What Is a Remainder Beneficiary in a Will or Trust?
Learn how a remainder beneficiary ensures future asset transfer in wills and trusts, defining who receives property after a prior interest ends.
Learn how a remainder beneficiary ensures future asset transfer in wills and trusts, defining who receives property after a prior interest ends.
A remainder beneficiary represents a future interest in assets within estate planning and property law. Understanding this concept clarifies how property ownership is structured across different time periods and individuals, ensuring assets are distributed according to the original owner’s wishes after an initial interest concludes.
A remainder beneficiary is a person or entity designated to receive property after a preceding interest has terminated. This preceding interest might be a life estate, granting someone the right to use property for their lifetime, or a term of years for a specific period. For example, if a will states a spouse can live in a home for life, and then the home passes to a child, the child is the remainder beneficiary.
Remainder interests are categorized into two types: vested remainders and contingent remainders.

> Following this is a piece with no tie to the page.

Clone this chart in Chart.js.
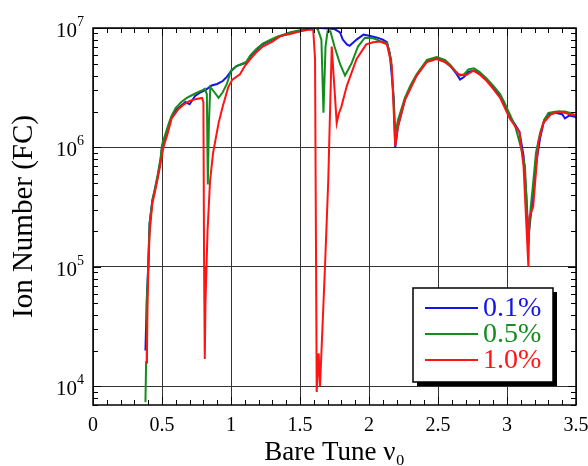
<!DOCTYPE html>
<html>
<head>
<meta charset="utf-8">
<script src="https://cdn.jsdelivr.net/npm/chart.js@4/dist/chart.umd.min.js"></script>
<style>
  html, body { margin: 0; padding: 0; background: #fff; }
</style>
</head>
<body>
<canvas id="ionChart" width="588" height="466"></canvas>
<script>
// bare tune / ion number
const tune01 = [0.38,0.39,0.40,0.41,0.43,0.45,0.47,0.49,0.50,0.53,0.55,0.57,0.60,0.64,0.67,0.70,0.74,0.78,0.82,0.86,
  0.90,0.94,0.97,1.00,1.04,1.08,1.11,1.14,1.18,1.23,1.28,1.33,1.38,1.43,1.50,1.55,1.60,1.65,1.70,1.75,
  1.79,1.81,1.84,1.86,1.91,1.96,2.00,2.06,2.10,2.13,2.15,2.165,2.18,2.19,2.21,2.26,2.30,2.345,2.42,2.49,
  2.55,2.59,2.63,2.66,2.69,2.72,2.76,2.80,2.85,2.90,2.95,2.98,3.02,3.06,3.09,3.12,3.14,3.155,3.18,3.20,
  3.215,3.24,3.27,3.30,3.35,3.40,3.42,3.45,3.50];
const ions01 = [2.0e4,5.4e4,1.0e5,2.3e5,3.6e5,4.5e5,5.8e5,7.9e5,1.0e6,1.3e6,1.55e6,1.8e6,2.05e6,2.25e6,2.4e6,2.3e6,2.7e6,2.9e6,3.05e6,3.3e6,
  3.4e6,3.6e6,3.9e6,4.35e6,4.8e6,5.0e6,5.1e6,5.8e6,6.5e6,7.3e6,7.8e6,8.3e6,8.7e6,9.1e6,9.4e6,9.8e6,1.0e7,1.0e7,9.9e6,9.8e6,
  9.2e6,8.0e6,7.3e6,7.1e6,8.0e6,8.8e6,8.6e6,8.3e6,8.0e6,7.6e6,6.2e6,4.0e6,2.5e6,1.0e6,1.5e6,2.5e6,3.2e6,4.0e6,5.3e6,5.6e6,
  5.2e6,4.8e6,4.2e6,3.7e6,3.9e6,4.3e6,4.4e6,4.2e6,3.7e6,3.2e6,2.7e6,2.3e6,1.8e6,1.55e6,1.35e6,8.5e5,4.0e5,1.8e5,3.2e5,5.4e5,
  7.9e5,1.2e6,1.7e6,1.9e6,1.95e6,1.9e6,1.75e6,1.85e6,1.8e6];

const tune05 = [0.38,0.385,0.39,0.40,0.41,0.43,0.45,0.47,0.49,0.50,0.53,0.55,0.57,0.60,0.64,0.68,0.72,0.76,0.79,0.81,
  0.825,0.832,0.84,0.85,0.88,0.91,0.94,0.97,1.00,1.04,1.08,1.11,1.14,1.18,1.23,1.28,1.33,1.38,1.43,1.50,
  1.56,1.60,1.63,1.655,1.67,1.685,1.70,1.72,1.75,1.79,1.826,1.85,1.875,1.92,1.97,2.03,2.08,2.13,2.16,2.175,
  2.19,2.21,2.26,2.30,2.345,2.42,2.49,2.55,2.59,2.63,2.66,2.69,2.72,2.76,2.80,2.85,2.90,2.95,2.98,3.02,
  3.06,3.105,3.13,3.155,3.17,3.19,3.21,3.24,3.27,3.30,3.36,3.42,3.46,3.50];
const ions05 = [7.4e3,1.6e4,5.0e4,1.0e5,2.3e5,3.6e5,4.6e5,6.0e5,8.2e5,1.05e6,1.35e6,1.6e6,1.85e6,2.15e6,2.4e6,2.6e6,2.75e6,2.9e6,3.0e6,3.1e6,
  2.8e6,4.9e5,1.6e6,3.2e6,2.9e6,2.6e6,2.9e6,3.4e6,4.4e6,4.8e6,5.0e6,5.2e6,5.9e6,6.6e6,7.4e6,7.9e6,8.4e6,8.8e6,9.2e6,9.6e6,
  1.03e7,1.04e7,9.7e6,8.0e6,1.95e6,7.0e6,9.4e6,9.4e6,7.0e6,5.0e6,4.0e6,4.5e6,5.1e6,7.0e6,8.3e6,8.2e6,7.8e6,7.5e6,5.5e6,3.0e6,
  1.3e6,1.7e6,2.6e6,3.3e6,4.1e6,5.4e6,5.7e6,5.4e6,4.9e6,4.3e6,4.0e6,4.1e6,4.5e6,4.6e6,4.3e6,3.8e6,3.3e6,2.8e6,2.4e6,1.9e6,
  1.5e6,9.6e5,7.0e5,1.6e5,3.0e5,5.1e5,9.0e5,1.33e6,1.7e6,1.95e6,2.0e6,2.0e6,1.95e6,1.85e6];

const tune10 = [0.39,0.395,0.40,0.41,0.43,0.45,0.48,0.51,0.54,0.57,0.62,0.66,0.70,0.75,0.79,0.80,0.805,0.81,0.815,0.83,
  0.848,0.87,0.884,0.91,0.94,0.98,1.01,1.065,1.10,1.14,1.18,1.23,1.30,1.36,1.43,1.50,1.55,1.585,1.596,1.609,
  1.621,1.635,1.645,1.681,1.705,1.73,1.766,1.78,1.80,1.84,1.91,1.98,2.03,2.08,2.13,2.165,2.19,2.21,2.26,2.30,
  2.345,2.42,2.49,2.55,2.59,2.647,2.70,2.756,2.80,2.853,2.90,2.95,3.02,3.06,3.09,3.12,3.155,3.162,3.19,3.227,
  3.263,3.32,3.38,3.457,3.50];
const ions10 = [1.55e4,4.5e4,8.5e4,1.9e5,3.4e5,4.3e5,6.4e5,1.0e6,1.3e6,1.75e6,2.1e6,2.3e6,2.45e6,2.55e6,2.6e6,2.4e6,1.0e5,1.7e4,5.0e4,2.0e5,
  5.2e5,9.0e5,1.1e6,1.6e6,2.2e6,3.2e6,3.7e6,4.1e6,4.8e6,5.5e6,6.2e6,7.0e6,7.7e6,8.6e6,8.9e6,9.4e6,9.6e6,9.7e6,9.6e6,5.5e6,
  9.0e3,1.9e4,1.0e4,1.0e5,5.4e5,7.0e6,1.6e6,1.9e6,2.2e6,3.3e6,5.5e6,7.3e6,7.6e6,7.7e6,7.3e6,4.8e6,1.03e6,1.5e6,2.5e6,3.1e6,
  4.0e6,5.2e6,5.5e6,5.2e6,4.8e6,4.1e6,4.0e6,4.4e6,4.1e6,3.6e6,3.1e6,2.6e6,1.75e6,1.5e6,1.35e6,6.9e5,1.0e5,2.6e5,3.2e5,1.1e6,
  1.6e6,1.9e6,2.0e6,1.9e6,1.85e6];

const seriesLabels = ["0.1%", "0.5%", "1.0%"];
const seriesColors = ["#1414e6", "#148c1e", "#ff1414"];
const xTicks = [0, 0.5, 1, 1.5, 2, 2.5, 3, 3.5];
const yTicks = [1e4, 1e5, 1e6, 1e7];

const serif = '"Liberation Serif", "Times New Roman", serif';
const toPoints = (xs, ys) => xs.map((x, i) => ({ x: x, y: ys[i] }));

// frame, inward ticks, y labels with exponents, boxed legend
const framePlugin = {
  id: "framePlugin",
  afterDraw(chart) {
    const ctx = chart.ctx;
    const a = chart.chartArea;
    const xs = chart.scales.x, ys = chart.scales.y;
    ctx.save();
    ctx.strokeStyle = "#000";
    ctx.lineWidth = 1;
    ctx.beginPath();
    for (let i = 1; i < 35; i++) {
      const px = Math.round(xs.getPixelForValue(i / 10)) + 0.5;
      const len = i % 5 === 0 ? 8 : 5;
      ctx.moveTo(px, a.bottom); ctx.lineTo(px, a.bottom - len);
      ctx.moveTo(px, a.top); ctx.lineTo(px, a.top + len);
    }
    for (let d = 3; d <= 7; d++) {
      for (let m = 1; m <= 9; m++) {
        const v = m * Math.pow(10, d);
        if (v < ys.min || v > ys.max) continue;
        const py = Math.round(ys.getPixelForValue(v)) + 0.5;
        const len = m === 1 ? 8 : 5;
        ctx.moveTo(a.left, py); ctx.lineTo(a.left + len, py);
        ctx.moveTo(a.right, py); ctx.lineTo(a.right - len, py);
      }
    }
    ctx.stroke();
    ctx.lineWidth = 1.5;
    ctx.strokeRect(a.left, a.top, a.right - a.left, a.bottom - a.top);

    // y tick labels 10^n
    ctx.fillStyle = "#000";
    ctx.textBaseline = "middle";
    yTicks.forEach(v => {
      const py = ys.getPixelForValue(v);
      const exp = String(Math.round(Math.log10(v)));
      ctx.font = "14px " + serif;
      const ew = ctx.measureText(exp).width;
      ctx.textAlign = "left";
      ctx.fillText(exp, a.left - 9 - ew, py - 6);
      ctx.font = "21px " + serif;
      ctx.textAlign = "right";
      ctx.fillText("10", a.left - 9 - ew, py + 3);
    });

    // legend box
    const bw = 140, bh = 94;
    const bx = a.right - 23 - bw, by = a.bottom - 23 - bh;
    ctx.fillStyle = "#000";
    ctx.fillRect(bx + 4, by + 4, bw, bh);
    ctx.fillStyle = "#fff";
    ctx.fillRect(bx, by, bw, bh);
    ctx.lineWidth = 1.5;
    ctx.strokeRect(bx, by, bw, bh);
    ctx.font = "28px " + serif;
    ctx.textAlign = "left";
    seriesLabels.forEach((lab, i) => {
      const ly = by + 20 + i * 26;
      ctx.strokeStyle = seriesColors[i];
      ctx.lineWidth = 2;
      ctx.beginPath();
      ctx.moveTo(bx + 12, ly); ctx.lineTo(bx + 65, ly);
      ctx.stroke();
      ctx.fillStyle = seriesColors[i];
      ctx.fillText(lab, bx + 70, ly + 1);
    });
    ctx.restore();
  }
};

const ctx = document.getElementById("ionChart").getContext("2d");
const ionChart = new Chart(ctx, {
  type: "line",
  data: {
    datasets: [
      { label: seriesLabels[0], data: toPoints(tune01, ions01), borderColor: seriesColors[0], order: 3 },
      { label: seriesLabels[1], data: toPoints(tune05, ions05), borderColor: seriesColors[1], order: 2 },
      { label: seriesLabels[2], data: toPoints(tune10, ions10), borderColor: seriesColors[2], order: 1 },
    ],
  },
  options: {
    responsive: false,
    animation: false,
    devicePixelRatio: 1,
    layout: { padding: { left: 0, right: 12, top: 28, bottom: 0 } },
    elements: {
      line: { borderWidth: 2, tension: 0, fill: false },
      point: { radius: 0 },
    },
    plugins: { legend: { display: false }, tooltip: { enabled: false } },
    scales: {
      x: {
        type: "linear",
        min: 0,
        max: 3.5,
        afterBuildTicks: (s) => { s.ticks = xTicks.map(v => ({ value: v })); },
        afterFit: (s) => { s.height = 61; s.paddingLeft = 0; s.paddingRight = 0; },
        grid: { color: "#333", lineWidth: 1, drawTicks: false },
        border: { display: false },
        ticks: {
          color: "#000",
          padding: 9,
          font: { family: serif, size: 20 },
          callback: (v) => String(v),
        },
        title: {
          display: true,
          text: "Bare Tune ν₀",
          color: "#000",
          font: { family: serif, size: 27, lineHeight: 1 },
          padding: { top: 0, bottom: 0 },
        },
      },
      y: {
        type: "logarithmic",
        min: 7000,
        max: 1e7,
        afterBuildTicks: (s) => { s.ticks = yTicks.map(v => ({ value: v })); },
        afterFit: (s) => { s.width = 93; s.paddingTop = 0; s.paddingBottom = 0; },
        grid: { color: "#333", lineWidth: 1, drawTicks: false },
        border: { display: false },
        ticks: { display: false },
        title: {
          display: true,
          text: "Ion Number (FC)",
          color: "#000",
          font: { family: serif, size: 29, lineHeight: 1.2 },
          padding: { top: 7, bottom: 0 },
        },
      },
    },
  },
  plugins: [framePlugin],
});
</script>
</body>
</html>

A vested remainder is an interest certain to become possessory by an identifiable person, with no conditions other than the natural termination of the preceding estate. For instance, if a will grants property “to my spouse for life, then to my child, John,” John has a vested remainder because his right to the property is certain and he is an ascertained person.
In contrast, a contingent remainder depends on certain conditions being met, an uncertain event occurring, or being granted to an unascertained person. An example is a will granting property “to my spouse for life, then to my child, Jane, if Jane graduates from law school.” Another example is a grant “to my spouse for life, then to the first child born to my daughter.”
Remainder beneficiaries are established through wills, trusts, and life estate deeds.
In a will, a remainder interest is created when the testator specifies property will pass to one person for a limited period or lifetime, then to another designated person or entity. For example, a will might grant a life estate in a family home to a surviving spouse, with the remainder interest passing to the children upon the spouse’s death.
Within a trust, the designation of a remainder beneficiary provides for asset distribution after a preceding interest or event concludes. A trust document might stipulate that income from trust assets goes to one beneficiary for a set period or lifetime, and then the principal assets are distributed to the remainder beneficiaries.
Similarly, a life estate deed directly conveys property to a life tenant for their lifetime, explicitly naming the remainder beneficiary who will receive the property upon the life tenant’s death.
A remainder beneficiary has the right to eventually receive the property as designated. They also have the right to ensure the preceding interest holder, such as a life tenant or income beneficiary, does not commit “waste” that diminishes the property’s value. Waste refers to actions or inactions causing significant damage, devaluation, or improper alienation of the property, including failing to make ordinary repairs, pay property taxes, or maintain adequate insurance.
While a remainder beneficiary does not possess or control the property until the preceding interest terminates, they can take legal action if the life tenant or trustee mismanages or damages the assets. For instance, a remainder beneficiary can sue a life tenant for monetary damages if the tenant’s actions cause unreasonable harm to the property’s value.
An income beneficiary receives earnings generated by trust assets, such as interest or dividends, for a specified period, but typically does not access the principal. A remainder beneficiary, conversely, receives the principal or remaining assets after the income beneficiary’s interest ends.
A primary beneficiary is the first individual or entity designated to receive an asset, whether immediately or in the future. A remainder beneficiary specifically receives a future interest after another’s interest concludes.
The general concept of a contingent beneficiary refers to someone who receives assets if the primary beneficiary is unable to. While a contingent remainder beneficiary’s interest is also conditional, the contingency relates to an event occurring before they receive the property, such as surviving another person or fulfilling a specific requirement, rather than merely serving as a backup if a primary beneficiary cannot inherit.